As we were walking into town tonight (hope, alaska pop: 150), and mia was going on a picnic (and up to g — grizzly bear repellant) we saw a dog who had cornered a black bear not 10′ away from us. We wouldn’t have spotted it otherwise.

I wish we were better about bears. No matter how prepared you think you are, you’re still a little freaked out when you actually get tested.

Denali

June 17th, 2008

We’re in an rv in denali. We dubbed the rv ‘das boot’. All-in-all it’s pretty amazing. Denali is the size of massachusetts and has only one road in it that only runs 90 miles to the west of the entrance. there are school buses that shuttle people into the interior and will stop for wildlife viewing or to pick up and drop off hikers. There is a lot of very remote wilderness here.

You can pretty much hike everywhere in the interior because there are no trails and almost no trees, due to the treeline being at 2000 feet.

Yesterday on the bus, we saw a sleeping grizzly. Thing was big. And kind of sweet looking. We’re really into bear safety now. I’m kind of obsessed with it, actually.

Whenever someone on the shuttle bus spots an animal in the distance (and it can be up to about a mile away), they yell for the driver to stop so that we can all stare at the dot on the hillside and take pictures that won’t turn out. During these moments, I spend my time documenting people taking pictures, which will actually turn out.

I’ll post photos upon my return. Lots of typing because the three other occupants of das boot are sleeping in. I death-marched them to the top of a peak yesterday, so they’re tired and hate me. They’ll probably hate me more when they find out that I’ll be doing it again today.

First impressions

June 15th, 2008

My first impression of alaska is that it seems like a more intense version of washington state. Longer days (midnight sun!), bigger mountains, a more ethnically diverse population (surprisingly) who are even friendlier than the moderately diverse washington population. Basically, it’s the pacific northwest taken to its logical conclusion.
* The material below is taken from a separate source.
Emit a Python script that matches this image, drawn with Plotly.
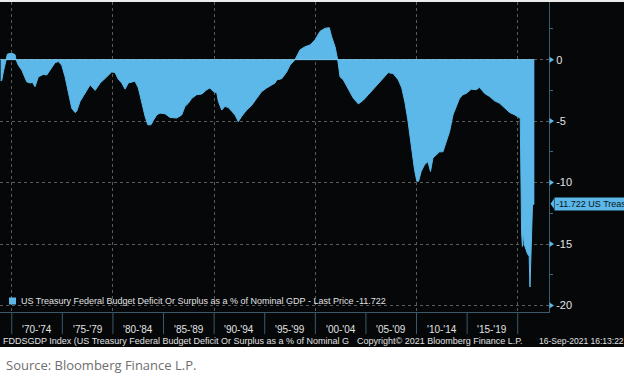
import plotly.graph_objects as go

# ---- data ----
years = [
    1968.90, 1969.01, 1969.17, 1969.44, 1969.57, 1969.80, 1970.10, 1970.33, 1970.42, 1970.65,
    1970.99, 1971.48, 1971.81, 1972.05, 1972.30, 1972.63, 1973.12, 1973.46, 1973.78, 1974.28,
    1974.60, 1974.94, 1975.27, 1975.59, 1975.93, 1976.25, 1976.42, 1976.75, 1977.25, 1977.75,
    1978.24, 1978.74, 1979.39, 1979.88, 1980.21, 1980.53, 1980.87, 1981.20, 1981.52, 1981.86,
    1982.18, 1982.51, 1982.85, 1983.17, 1983.44, 1983.76, 1983.99, 1984.33, 1984.65, 1985.15,
    1985.64, 1986.30, 1986.80, 1987.12, 1987.45, 1987.79, 1988.28, 1988.77, 1989.27, 1989.59,
    1989.92, 1990.26, 1990.42, 1990.75, 1991.08, 1991.40, 1991.74, 1992.07, 1992.39, 1992.73,
    1993.22, 1993.72, 1994.21, 1994.70, 1995.20, 1995.69, 1996.02, 1996.19, 1996.68, 1997.17,
    1997.50, 1997.99, 1998.49, 1998.98, 1999.48, 1999.97, 2000.46, 2000.96, 2001.38, 2001.62,
    2001.95, 2002.21, 2002.44, 2002.77, 2003.26, 2003.76, 2004.25, 2004.74, 2005.24, 2005.73,
    2006.23, 2006.72, 2007.21, 2007.71, 2008.20, 2008.54, 2008.86, 2009.14, 2009.47, 2009.80,
    2010.03, 2010.20, 2010.46, 2010.79, 2011.13, 2011.38, 2011.62, 2011.95, 2012.28, 2012.61,
    2012.94, 2013.27, 2013.60, 2013.92, 2014.25, 2014.58, 2014.91, 2015.41, 2015.90, 2016.23,
    2016.73, 2017.22, 2017.71, 2018.21, 2018.71, 2019.20, 2019.72, 2020.21, 2020.25, 2020.29,
    2020.38, 2020.46, 2020.55, 2020.63, 2020.71, 2020.80, 2020.88, 2020.96, 2021.05, 2021.13,
    2021.21, 2021.30, 2021.38, 2021.46, 2021.55, 2021.64,
]
values = [
    -1.7, -1.7, -1.0, -0.1, 0.45, 0.5, 0.5, 0.4, 0.0, -0.45,
    -0.85, -1.8, -1.9, -1.85, -2.2, -1.4, -1.2, -1.25, -0.85, -0.25,
    -0.15, -0.45, -1.4, -2.7, -3.95, -4.3, -4.2, -3.4, -2.7, -2.05,
    -2.5, -1.9, -1.4, -1.0, -1.05, -1.6, -1.9, -2.4, -1.9, -1.8,
    -1.75, -2.3, -3.55, -4.6, -5.3, -5.3, -4.95, -4.5, -4.35, -4.4,
    -4.7, -4.75, -4.5, -3.8, -3.55, -3.15, -2.85, -2.8, -2.45, -2.3,
    -2.6, -2.7, -3.4, -4.1, -3.8, -3.9, -4.2, -4.5, -5.05, -4.6,
    -4.1, -3.7, -3.15, -2.6, -2.3, -2.05, -1.9, -1.65, -1.55, -1.0,
    -0.45, 0.0, 0.8, 1.05, 1.2, 1.6, 2.3, 2.55, 2.6, 1.85,
    1.05, 0.0, -1.4, -1.65, -2.45, -3.15, -3.6, -3.3, -2.85, -2.4,
    -1.9, -1.5, -1.05, -1.15, -1.65, -2.3, -3.5, -4.9, -7.05, -8.95,
    -9.9, -9.9, -9.1, -8.55, -8.3, -9.1, -8.0, -7.75, -7.5, -7.5,
    -6.65, -5.85, -4.5, -3.8, -3.15, -2.85, -2.75, -2.4, -2.45, -2.25,
    -2.75, -3.0, -3.35, -3.55, -3.95, -4.3, -4.5, -4.75, -4.85, -10.9,
    -14.0, -15.2, -13.9, -15.0, -15.2, -15.5, -15.6, -15.8, -15.9, -16.0,
    -18.5, -16.2, -15.5, -11.8, -11.8, -11.722,
]
last_value = -11.722
y_ticks = [0, -5, -10, -15, -20]
grid_years = [1970, 1980, 1990, 2000, 2010, 2020]
band_edges = [1970, 1975, 1980, 1985, 1990, 1995, 2000, 2005, 2010, 2015, 2020]
band_labels = ["'70-'74", "'75-'79", "'80-'84", "'85-'89", "'90-'94",
               "'95-'99", "'00-'04", "'05-'09", "'10-'14", "'15-'19"]
legend_text = "US Treasury Federal Budget Deficit Or Surplus as a % of Nominal GDP - Last Price -11.722"
footer_left = "FDDSGDP Index (US Treasury Federal Budget Deficit Or Surplus as a % of Nominal G"
footer_mid = "Copyright\u00a9 2021 Bloomberg Finance L.P."
footer_right = "16-Sep-2021 16:13:22"
tag_text = "-11.722 US Treasu"
source_text = "Source: Bloomberg Finance L.P."

# ---- styling ----
W, H = 624, 377
ML, MR, MT, MB = 0, 75, 2, 65
PW, PH = W - ML - MR, H - MT - MB
BLUE = "#5bb8e8"
BG = "#050709"
AXC = "#3d5a6c"
GRID = "#5a5a5a"
TXT = "#e2e2e2"
FONT = "Liberation Sans, Arial, sans-serif"
Y0, Y1 = -20.53, 4.69
X0, X1 = 1968.84, 2023.09


def px_x(p):
    return (p - ML) / PW


def px_y(p):
    return (H - MB - p) / PH


fig = go.Figure()
fig.add_trace(go.Scatter(
    x=years, y=values, mode="lines", fill="tozeroy",
    line=dict(color=BLUE, width=1), fillcolor=BLUE,
    hoverinfo="skip", showlegend=False,
))

shapes = []
shapes.append(dict(type="rect", xref="paper", yref="paper", x0=-0.05, x1=1.3,
                   y0=-0.3, y1=px_y(347), fillcolor="white", line=dict(width=0), layer="above"))
shapes.append(dict(type="rect", xref="paper", yref="paper", x0=-0.05, x1=1.3,
                   y0=1.0, y1=1.05, fillcolor="#ececec", line=dict(width=0), layer="above"))
shapes.append(dict(type="line", xref="x", yref="y", x0=years[0], x1=years[-1], y0=0, y1=0,
                   line=dict(color="#7cc8ef", width=1), layer="above"))
for e in band_edges:
    shapes.append(dict(type="line", xref="x", yref="paper", x0=e, x1=e, y0=0, y1=px_y(334),
                       line=dict(color=AXC, width=1)))
for t in y_ticks:
    dy = 3 / (PH / (Y1 - Y0))
    xa, xb = px_x(PW + 0.5), px_x(PW + 5)
    shapes.append(dict(type="path", xref="paper", yref="y",
                       path=f"M {xa},{t - dy} L {xb},{t} L {xa},{t + dy} Z",
                       fillcolor=BLUE, line=dict(width=0)))
dy = 5 / (PH / (Y1 - Y0))
shapes.append(dict(type="path", xref="paper", yref="y",
                   path=f"M {px_x(PW + 1.5)},{last_value} L {px_x(PW + 5)},{last_value - dy} "
                        f"L {px_x(PW + 5)},{last_value + dy} Z",
                   fillcolor=BLUE, line=dict(width=0)))
shapes.append(dict(type="rect", xref="paper", yref="paper", x0=px_x(9), x1=px_x(16),
                   y0=px_y(304.5), y1=px_y(297.5), fillcolor=BLUE, line=dict(width=0)))

annotations = []
for i, lab in enumerate(band_labels):
    annotations.append(dict(x=band_edges[i] + 2.5, y=px_y(329.5), xref="x", yref="paper",
                            text=lab, showarrow=False, xanchor="center", yanchor="middle",
                            font=dict(family=FONT, size=10, color=TXT)))
annotations.append(dict(x=px_x(19), y=px_y(301), xref="paper", yref="paper", text=legend_text,
                        showarrow=False, xanchor="left", yanchor="middle",
                        font=dict(family=FONT, size=9, color=TXT)))
annotations.append(dict(x=px_x(1), y=px_y(341), xref="paper", yref="paper", text=footer_left,
                        showarrow=False, xanchor="left", yanchor="middle",
                        font=dict(family=FONT, size=9, color=TXT)))
annotations.append(dict(x=px_x(355), y=px_y(341), xref="paper", yref="paper", text=footer_mid,
                        showarrow=False, xanchor="left", yanchor="middle",
                        font=dict(family=FONT, size=9, color=TXT)))
annotations.append(dict(x=px_x(537), y=px_y(341), xref="paper", yref="paper", text=footer_right,
                        showarrow=False, xanchor="left", yanchor="middle",
                        font=dict(family=FONT, size=8.5, color=TXT)))
annotations.append(dict(x=px_x(PW + 5), y=last_value, xref="paper", yref="y",
                        text=tag_text, showarrow=False,
                        xanchor="left", yanchor="middle", bgcolor=BLUE, borderpad=1,
                        font=dict(family=FONT, size=9, color="#0a1520")))
annotations.append(dict(x=px_x(4), y=px_y(365), xref="paper", yref="paper", text=source_text,
                        showarrow=False, xanchor="left", yanchor="middle",
                        font=dict(family="Open Sans, Segoe UI, sans-serif", size=13, color="#6e6e6e")))

fig.update_layout(
    width=W, height=H,
    margin=dict(l=ML, r=MR, t=MT, b=MB, autoexpand=False),
    paper_bgcolor=BG, plot_bgcolor=BG,
    showlegend=False,
    shapes=shapes, annotations=annotations,
    xaxis=dict(range=[X0, X1], showticklabels=False, ticks="",
               showgrid=True, tickmode="array", tickvals=grid_years,
               gridcolor=GRID, griddash="dot", gridwidth=1,
               showline=True, linecolor=AXC, linewidth=1, zeroline=False, fixedrange=True),
    yaxis=dict(range=[Y0, Y1], side="right", tickmode="array", tickvals=y_ticks,
               ticktext=[str(t) for t in y_ticks],
               showgrid=True, gridcolor=GRID, griddash="dot", gridwidth=1,
               ticks="outside", ticklen=4, tickcolor="rgba(0,0,0,0)",
               minor=dict(tickmode="array", tickvals=[2.5, -2.5, -7.5, -12.5, -17.5],
                          ticks="outside", ticklen=3, tickcolor="#3d6a85", showgrid=False),
               tickfont=dict(family=FONT, size=11, color=TXT),
               showline=True, linecolor=AXC, linewidth=1, zeroline=False, fixedrange=True),
)

fig.write_html("out.html", config={"displayModeBar": False},
               post_script="document.body.style.margin='0';")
Also, this is where all of those huge 1970s station wagons came to live out their last days. For all of the above reasons and more, I am already 100% into it.

The flight in

June 14th, 2008

The plane ride up to alaska was similar in feel to a plane ride to las vegas — that super-hyper anticipatory energy mixed with weird tackiness and incredibly bad hair.

in the midst of the nuttiness, I turned to mia and said: it’s like crazy slipped its meds and decided to go on spring break. To which she added: and forgot to bring its inside voice.

I feel better now that we (and our luggage) made it to the motel. My brother and his wife arrive in about an hour (at like 2am). Tomorrow we pick up the rv and head north. Gas here is cheaper than seattle. Score.

Blogging from my blackberry. Please pardon any typos.

does anyone else wish that…

June 11th, 2008

barack obama rode a cooler bike?
bikeobama.jpg

though the last one had a really sweet (though ugly colored) custom serotta, and that didn’t turn out so well for him. or us, for that matter.